We all know how difficult it is for startups to get finance from traditional sources like banks or factoring companies. A year’s trading and audited accounts showing a decent level of profitability are usually a pre-requisite for accessing these types of funding. Curiously, it’s often easier to get backing from banks before starting to trade at all. Of course in this case there’s the grind of writing a business plan and then selling your business concept to a hard-nosed bank manager, who will no doubt ask you for a personal guarantee and possibly a charge over your property to back it up.

But we should all stand back and ask ourselves why getting an overdraft or a loan from a bank is difficult. The answer’s simple – banks like to assess risk and lend properly, so they need to put businesses through the financial wringer before they let people loose with their money. It may be irritating, but a sensible professional evaluation of a startup business can bring huge benefits, identifying issues the owner hasn’t thought through and asking those awkward “but what if” questions.

And if the banks want to lend responsibly, look at it from your own point of view: why would you want to borrow irresponsibly? Because that’s exactly what using your personal credit card can be. The interest charges are much higher than at the bank. Keeping control of your levels of debt is more difficult, because extending the credit limit is usually fairly straightforward. And separating business and personal expenses can be a much more arduous process, making sorting out the accounting unnecessarily difficult.

Worst of all, settling the debt is down to you personally. There is little point in operating through a limited liability company, as most people do, if you then expose yourself to personal ruin by loading up your own credit cards with business debt. Not only will the company go under, but the bailiffs will turn up on your doorstep as well.

My advice is not to substitute convenience for recklessness. If you do use a card for business purposes, budget in your cash flow for repaying the bill in full each month. This is the only reliable way of avoiding future financial trouble.

And if you’re faced with the temptation to use your plastic to fund the costs for that great order you have been offered just when you’re bumping up against your overdraft limit, ask yourself how long it will be before the customer pays you and factor in the extra interest costs. Then ask yourself if it’s still worth it, and acknowledge that paying on your personal credit card will be a risk. If you decide to go ahead, be sensible and check out the creditworthiness of the customer particularly carefully: if they don’t pay, the chances are you’ll never be able to take the money back out of your business to repay your credit card debt.

If it’s impossible for the time being to break the credit card habit, be wise and regularly review your cards. Take advantage of offers for interest-free periods and reduced APRs that still abound in this highly-competitive sector. But be very careful, because holders who change cards too frequently are at risk of getting a poor credit rating, which makes borrowing more difficult. Enquire if your existing card issuer is prepared to offer better terms for loyalty. These deals are not widely advertised, so you may have to be fairly direct in asking for one.
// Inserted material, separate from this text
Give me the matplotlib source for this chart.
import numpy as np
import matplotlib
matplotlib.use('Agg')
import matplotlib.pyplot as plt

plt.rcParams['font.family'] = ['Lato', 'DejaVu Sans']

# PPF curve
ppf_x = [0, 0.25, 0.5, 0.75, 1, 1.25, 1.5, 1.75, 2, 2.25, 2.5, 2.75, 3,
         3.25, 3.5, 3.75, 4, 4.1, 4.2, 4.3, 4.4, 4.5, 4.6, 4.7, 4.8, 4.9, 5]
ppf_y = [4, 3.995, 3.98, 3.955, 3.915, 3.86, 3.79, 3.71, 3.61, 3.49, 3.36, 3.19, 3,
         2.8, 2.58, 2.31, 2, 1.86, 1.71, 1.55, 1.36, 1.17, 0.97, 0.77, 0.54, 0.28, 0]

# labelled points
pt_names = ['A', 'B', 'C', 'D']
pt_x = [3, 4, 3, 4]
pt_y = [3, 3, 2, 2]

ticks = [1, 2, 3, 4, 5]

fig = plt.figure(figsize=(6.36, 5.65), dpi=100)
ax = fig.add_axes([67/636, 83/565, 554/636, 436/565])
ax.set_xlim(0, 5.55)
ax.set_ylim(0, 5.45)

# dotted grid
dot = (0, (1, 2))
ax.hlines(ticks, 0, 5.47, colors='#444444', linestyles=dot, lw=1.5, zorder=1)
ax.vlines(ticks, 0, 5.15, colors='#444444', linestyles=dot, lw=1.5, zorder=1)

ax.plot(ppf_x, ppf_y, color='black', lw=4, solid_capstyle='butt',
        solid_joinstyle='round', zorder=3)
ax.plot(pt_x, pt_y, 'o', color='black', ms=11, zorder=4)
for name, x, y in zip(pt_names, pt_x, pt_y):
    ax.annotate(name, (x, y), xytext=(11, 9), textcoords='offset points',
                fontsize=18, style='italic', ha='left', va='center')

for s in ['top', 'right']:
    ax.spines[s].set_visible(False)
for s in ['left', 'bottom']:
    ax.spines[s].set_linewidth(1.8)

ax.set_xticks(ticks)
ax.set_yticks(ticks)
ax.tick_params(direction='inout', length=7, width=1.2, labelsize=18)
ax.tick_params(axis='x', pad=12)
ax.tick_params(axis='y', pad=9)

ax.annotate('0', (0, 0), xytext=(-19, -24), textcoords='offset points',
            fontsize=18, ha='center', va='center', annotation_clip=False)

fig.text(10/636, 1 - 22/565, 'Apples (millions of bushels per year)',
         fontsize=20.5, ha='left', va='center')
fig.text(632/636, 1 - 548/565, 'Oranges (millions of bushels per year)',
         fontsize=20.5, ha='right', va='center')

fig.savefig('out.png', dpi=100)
If, unfortunately, you have run up large debts on a variety of cards on behalf of your business and you are paying crippling interest charges, get advice immediately. It’s better to consolidate your debts with a single lender, paying what will almost certainly be a lower rate of interest. But please keep very well away from the loan sharks still lurking in the depths of the credit pool.
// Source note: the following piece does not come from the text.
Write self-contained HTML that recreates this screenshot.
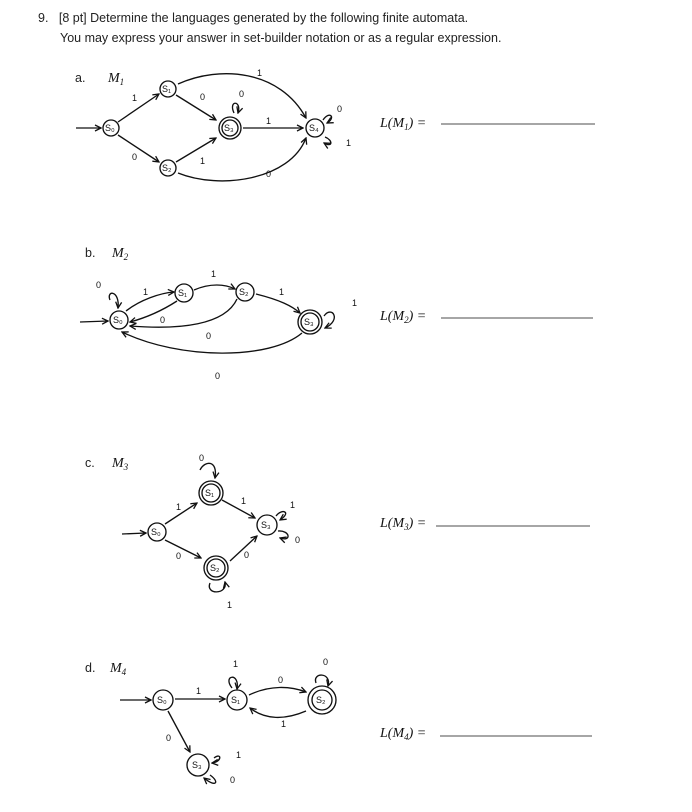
<!DOCTYPE html>
<html><head><meta charset="utf-8"><style>
body{margin:0;background:#fff;width:692px;height:812px;overflow:hidden}
svg{position:absolute;left:0;top:0}
.t{font-family:"Liberation Sans",sans-serif;font-size:12.5px;fill:#222}
.m{font-family:"Liberation Serif",serif;font-style:italic;font-size:14px;fill:#111}
.h{font-family:"Liberation Sans",sans-serif;font-size:9px;fill:#111}
.l{font-family:"Liberation Sans",sans-serif;font-size:9px;fill:#111}
</style></head><body>
<svg width="692" height="812" viewBox="0 0 692 812">
<defs><marker id="a" markerWidth="8" markerHeight="8" refX="7" refY="4" orient="auto" markerUnits="userSpaceOnUse"><path d="M1,1 L7,4 L1,7" fill="none" stroke="#111" stroke-width="1.3"/></marker></defs>
<text class="t" x="38" y="22">9.&#160;&#160;&#160;[8 pt] Determine the languages generated by the following finite automata.</text>
<text class="t" x="60" y="42">You may express your answer in set-builder notation or as a regular expression.</text>

<g fill="none" stroke="#111" stroke-width="1.35">
<!-- M1 -->
<circle cx="111" cy="128" r="8"/><circle cx="168" cy="89" r="8"/><circle cx="168" cy="168" r="8"/>
<circle cx="230" cy="128" r="8"/><circle cx="230" cy="128" r="11"/><circle cx="315" cy="128" r="9"/>
<path d="M76,128 L101,128" marker-end="url(#a)"/>
<path d="M118,122 L159,94" marker-end="url(#a)"/>
<path d="M118,135 L159,162" marker-end="url(#a)"/>
<path d="M176,95 L216,120" marker-end="url(#a)"/>
<path d="M176,162 L216,138" marker-end="url(#a)"/>
<path d="M243,128 L303,128" marker-end="url(#a)"/>
<path d="M178,84 C220,65 280,70 306,118" marker-end="url(#a)"/>
<path d="M178,173 C220,190 290,180 306,138" marker-end="url(#a)"/>
<path d="M234,113 C228,100 242,100 238,113" marker-end="url(#a)"/>
<path d="M323,120 C330,110 336,118 327,123" marker-end="url(#a)"/>
<path d="M325,137 C333,140 333,148 324,143" marker-end="url(#a)"/>
<!-- M2 -->
<circle cx="119" cy="320" r="9"/><circle cx="184" cy="293" r="9"/><circle cx="245" cy="292" r="9"/>
<circle cx="310" cy="322" r="9"/><circle cx="310" cy="322" r="12"/>
<path d="M80,322 L108,321" marker-end="url(#a)"/>
<path d="M126,311 C140,300 160,293 174,292" marker-end="url(#a)"/>
<path d="M194,290 C210,283 225,284 235,289" marker-end="url(#a)"/>
<path d="M256,294 C280,300 292,306 300,313" marker-end="url(#a)"/>
<path d="M177,301 C160,312 145,318 130,322" marker-end="url(#a)"/>
<path d="M237,299 C225,325 180,330 130,326" marker-end="url(#a)"/>
<path d="M302,333 C270,360 180,360 122,332" marker-end="url(#a)"/>
<path d="M110,300 C106,290 120,290 118,308" marker-end="url(#a)"/>
<path d="M324,316 C332,305 342,320 325,328" marker-end="url(#a)"/>
<!-- M3 -->
<circle cx="157" cy="532" r="9"/><circle cx="211" cy="493" r="9"/><circle cx="211" cy="493" r="12"/>
<circle cx="216" cy="568" r="9"/><circle cx="216" cy="568" r="12"/><circle cx="267" cy="525" r="10"/>
<path d="M122,534 L146,533" marker-end="url(#a)"/>
<path d="M165,524 L197,503" marker-end="url(#a)"/>
<path d="M165,540 L201,558" marker-end="url(#a)"/>
<path d="M222,500 L255,518" marker-end="url(#a)"/>
<path d="M230,561 L257,536" marker-end="url(#a)"/>
<path d="M200,470 C205,460 218,460 215,478" marker-end="url(#a)"/>
<path d="M210,583 C205,595 228,595 225,582" marker-end="url(#a)"/>
<path d="M276,516 C282,508 292,512 280,520" marker-end="url(#a)"/>
<path d="M278,531 C290,530 292,542 280,538" marker-end="url(#a)"/>
<!-- M4 -->
<circle cx="163" cy="700" r="10"/><circle cx="237" cy="700" r="10"/><circle cx="198" cy="765" r="11"/>
<circle cx="322" cy="700" r="10"/><circle cx="322" cy="700" r="14"/>
<path d="M120,700 L151,700" marker-end="url(#a)"/>
<path d="M175,699 L225,699" marker-end="url(#a)"/>
<path d="M168,711 L190,752" marker-end="url(#a)"/>
<path d="M249,695 C270,685 290,686 306,692" marker-end="url(#a)"/>
<path d="M306,711 C285,720 265,720 250,708" marker-end="url(#a)"/>
<path d="M232,688 C222,675 240,672 237,689" marker-end="url(#a)"/>
<path d="M316,683 C312,672 332,672 328,686" marker-end="url(#a)"/>
<path d="M214,758 C222,752 222,762 212,763" marker-end="url(#a)"/>
<path d="M210,775 C220,782 216,788 204,778" marker-end="url(#a)"/>
</g>

<g>
<text class="t" x="75" y="82">a.</text><text class="m" x="108" y="82">M<tspan font-size="9" dy="3">1</tspan></text>
<text class="h" x="105" y="131">S₀</text><text class="h" x="162" y="92">S₁</text><text class="h" x="162" y="171">S₂</text><text class="h" x="224" y="131">S₃</text><text class="h" x="309" y="131">S₄</text>
<text class="l" x="132" y="101">1</text><text class="l" x="132" y="160">0</text><text class="l" x="200" y="100">0</text><text class="l" x="200" y="164">1</text>
<text class="l" x="257" y="76">1</text><text class="l" x="266" y="124">1</text><text class="l" x="266" y="177">0</text><text class="l" x="239" y="97">0</text>
<text class="l" x="337" y="112">0</text><text class="l" x="346" y="146">1</text>
<text class="m" x="380" y="127">L(M<tspan font-size="9" dy="3">1</tspan><tspan dy="-3">)&#160;=</tspan></text>

<text class="t" x="85" y="257">b.</text><text class="m" x="112" y="257">M<tspan font-size="9" dy="3">2</tspan></text>
<text class="h" x="113" y="323">S₀</text><text class="h" x="178" y="296">S₁</text><text class="h" x="239" y="295">S₂</text><text class="h" x="304" y="325">S₃</text>
<text class="l" x="96" y="288">0</text><text class="l" x="143" y="295">1</text><text class="l" x="211" y="277">1</text><text class="l" x="279" y="295">1</text>
<text class="l" x="160" y="323">0</text><text class="l" x="206" y="339">0</text><text class="l" x="215" y="379">0</text><text class="l" x="352" y="306">1</text>
<text class="m" x="380" y="320">L(M<tspan font-size="9" dy="3">2</tspan><tspan dy="-3">)&#160;=</tspan></text>

<text class="t" x="85" y="467">c.</text><text class="m" x="112" y="467">M<tspan font-size="9" dy="3">3</tspan></text>
<text class="h" x="151" y="535">S₀</text><text class="h" x="205" y="496">S₁</text><text class="h" x="210" y="571">S₂</text><text class="h" x="261" y="528">S₃</text>
<text class="l" x="199" y="461">0</text><text class="l" x="176" y="510">1</text><text class="l" x="241" y="504">1</text><text class="l" x="176" y="559">0</text><text class="l" x="244" y="558">0</text>
<text class="l" x="290" y="508">1</text><text class="l" x="295" y="543">0</text><text class="l" x="227" y="608">1</text>
<text class="m" x="380" y="527">L(M<tspan font-size="9" dy="3">3</tspan><tspan dy="-3">)&#160;=</tspan></text>

<text class="t" x="85" y="672">d.</text><text class="m" x="110" y="672">M<tspan font-size="9" dy="3">4</tspan></text>
<text class="h" x="157" y="703">S₀</text><text class="h" x="231" y="703">S₁</text><text class="h" x="316" y="703">S₂</text><text class="h" x="192" y="768">S₃</text>
<text class="l" x="196" y="694">1</text><text class="l" x="233" y="667">1</text><text class="l" x="278" y="683">0</text><text class="l" x="281" y="727">1</text>
<text class="l" x="323" y="665">0</text><text class="l" x="166" y="741">0</text><text class="l" x="236" y="758">1</text><text class="l" x="230" y="783">0</text>
<text class="m" x="380" y="737">L(M<tspan font-size="9" dy="3">4</tspan><tspan dy="-3">)&#160;=</tspan></text>
</g>
<g stroke="#111" stroke-width="0.8">
<line x1="441" y1="124" x2="595" y2="124"/><line x1="441" y1="318" x2="593" y2="318"/>
<line x1="436" y1="526" x2="590" y2="526"/><line x1="440" y1="736" x2="592" y2="736"/>
</g>
</svg>
</body></html>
So if you can avoid it, don’t use your plastic heavily for business. Concentrate on raising enough finance at the outset through a bank and by injecting enough initial capital into the enterprise. And if you are a startup owner manager with stressed out credit cards, don’t delay in getting specialist advice and dealing with the problem right away. Doing this is a very positive move and will immediately put your business on a stronger footing. You know it makes sense!